A handful of write-ups pay special attention to Arnett, who finds himself in somewhat unfamiliar territory — as the lead in of a film from a five-time Best Picture nominee like Cooper.
“It’s an observant, bittersweet, and highly watchable movie, yet there’s an inner softness to it, a slightly pandering quality,” writes Variety‘s Owen Gleiberman. “Will Arnett, who has the look and demeanor of a less energized Michael Keaton, is a likable enough actor in a slightly mopey way, but he has done a lot of sitcom work, and it shows.
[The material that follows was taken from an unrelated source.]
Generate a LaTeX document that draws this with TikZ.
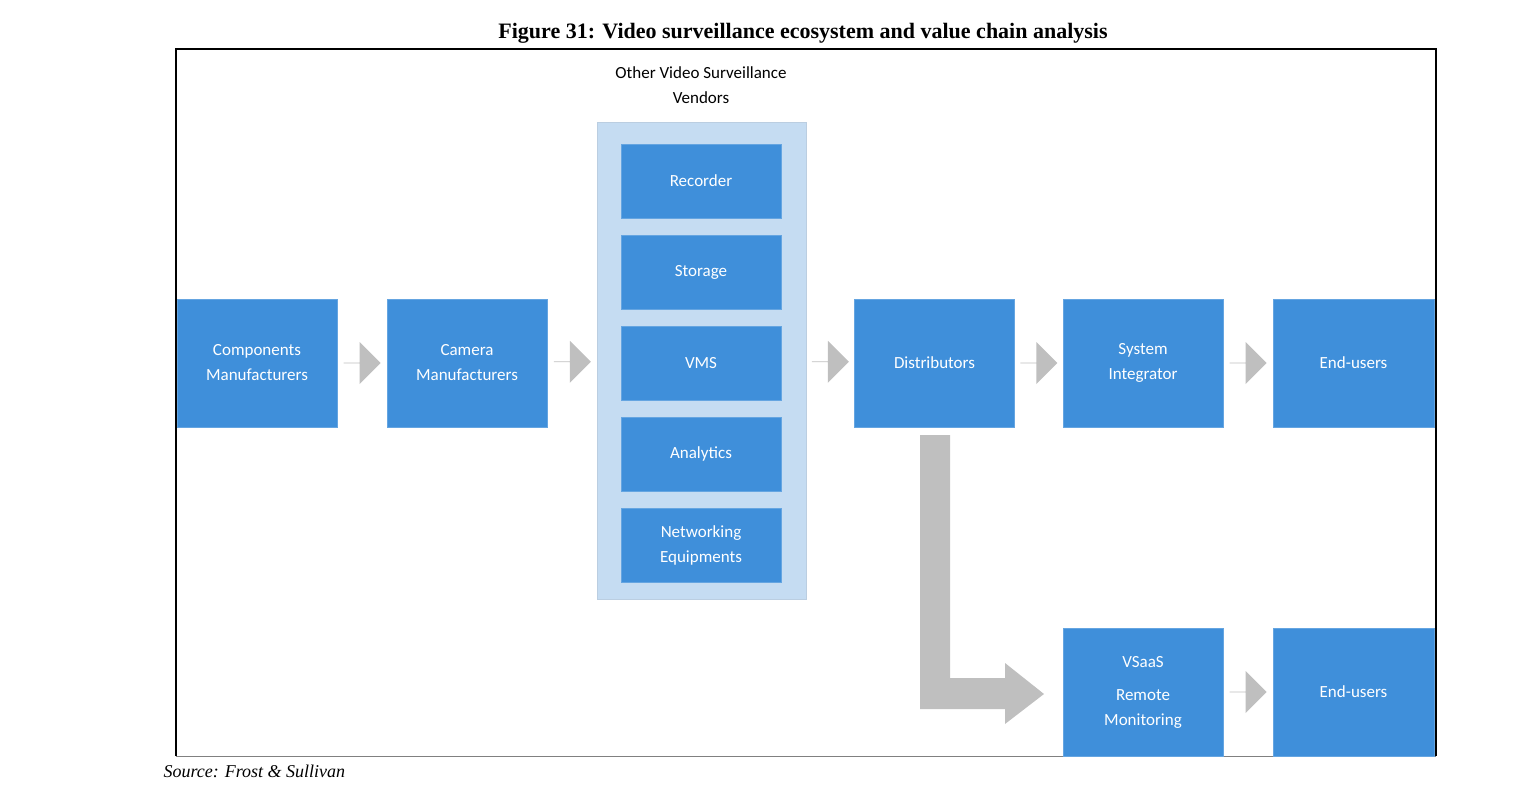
\documentclass[tikz,border=0pt]{standalone}
\usepackage{fontspec}
\setmainfont{Liberation Serif}
\newfontfamily\boxfont{Carlito}
\usetikzlibrary{shapes.arrows,calc}
\definecolor{bblue}{HTML}{3F8FDA}
\definecolor{lblue}{HTML}{C5DCF2}
\definecolor{agray}{HTML}{BFBFBF}
\tikzset{
  box/.style={fill=bblue,draw=bblue!80!white,line width=0.6pt,text=white,font=\boxfont\fontsize{17}{25}\selectfont,align=center,inner sep=0pt,minimum width=160pt,minimum height=128pt},
  sbox/.style={box,minimum height=74pt},
  garrow/.style={single arrow,fill=agray,draw=none,minimum width=42pt,minimum height=37pt,single arrow head extend=10pt,inner sep=0pt}
}
\begin{document}
\begin{tikzpicture}[x=1pt,y=-1pt]
\useasboundingbox (0,0) rectangle (1536,794);
\node[font=\bfseries\fontsize{22}{26}\selectfont] (title) at (803,33) {Figure 31: Video surveillance ecosystem and value chain analysis};
\node[font=\itshape\fontsize{18}{22}\selectfont,anchor=west] (src) at (160,771) {Source: Frost \& Sullivan};
\draw[line width=2pt] (176,756) -- (176,49) -- (1436,49) -- (1436,756);
\draw[gray,line width=0.8pt] (176,756) -- (1436,756);
\node[fill=lblue,draw=lblue!85!gray,minimum width=209pt,minimum height=477pt,inner sep=0pt] (panel) at (701.5,360.5) {};
\node[font=\boxfont\fontsize{17}{25}\selectfont,align=center] (ptitle) at (701,85) {Other Video Surveillance\\Vendors};
\node[sbox] (rec) at (701,181) {Recorder};
\node[sbox] (sto) at (701,272) {Storage};
\node[sbox] (vms) at (701,363) {VMS};
\node[sbox] (ana) at (701,454) {Analytics};
\node[sbox] (net) at (701,545) {Networking\\Equipments};
\node[box] (comp) at (257,363) {Components\\Manufacturers};
\node[box] (cam) at (467,363) {Camera\\Manufacturers};
\node[box] (dist) at (934.5,363) {Distributors};
\node[box] (si) at (1143,363) {System\\Integrator};
\node[box,minimum width=161pt] (eu1) at (1353.5,363) {End-users};
\node[box] (vsaas) at (1143,692) {VSaaS\\[8pt]Remote\\Monitoring};
\node[box,minimum width=161pt] (eu2) at (1353.5,692) {End-users};
\node[garrow] (a1) at ($(comp.east)!0.5!(cam.west)$) {};
\node[garrow] (a2) at ($(cam.east)!0.5!(panel.west)$) {};
\node[garrow] (a3) at ($(panel.east)!0.5!(dist.west)$) {};
\node[garrow] (a4) at ($(dist.east)!0.5!(si.west)$) {};
\node[garrow] (a5) at ($(si.east)!0.5!(eu1.west)$) {};
\node[garrow] (a6) at ($(vsaas.east)!0.5!(eu2.west)$) {};
\fill[agray] (920,435) -- (950,435) -- (950,678) -- (1005,678) -- (1005,663) -- (1044,694) -- (1005,724) -- (1005,709) -- (920,709) -- cycle;
\end{tikzpicture}
\end{document}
In Is This Thing On?, Arnett seems, in essence, to be playing Alex as a sitcom dad — sharp-tongued yet benign, lost in his daze of self-interest, with an essential quality of harmlessness that’s the opposite of movie-star danger.”
But no everyone was sold on Cooper’s unorthodox approach to shooting, which involved him hoisting the camera onto his own shoulders.
“Cooper, again working with cinematographer Matthew Libatique (who cameos as a comic in the Olive Tree Café), operates the camera himself, which appears to create a less visible illusion of immediacy or intimacy, with the 1.66:1 aspect ratio giving the film the physical dimensions of a European character study,” writes IndieWire’s Ryan Lattanzio. “The price of Cooper taking the camera into his own hands, no matter how closely he smooshes it onto his actors’ faces, is self-indulgence.”
Is This Thing On? opens in theaters Dec. 19.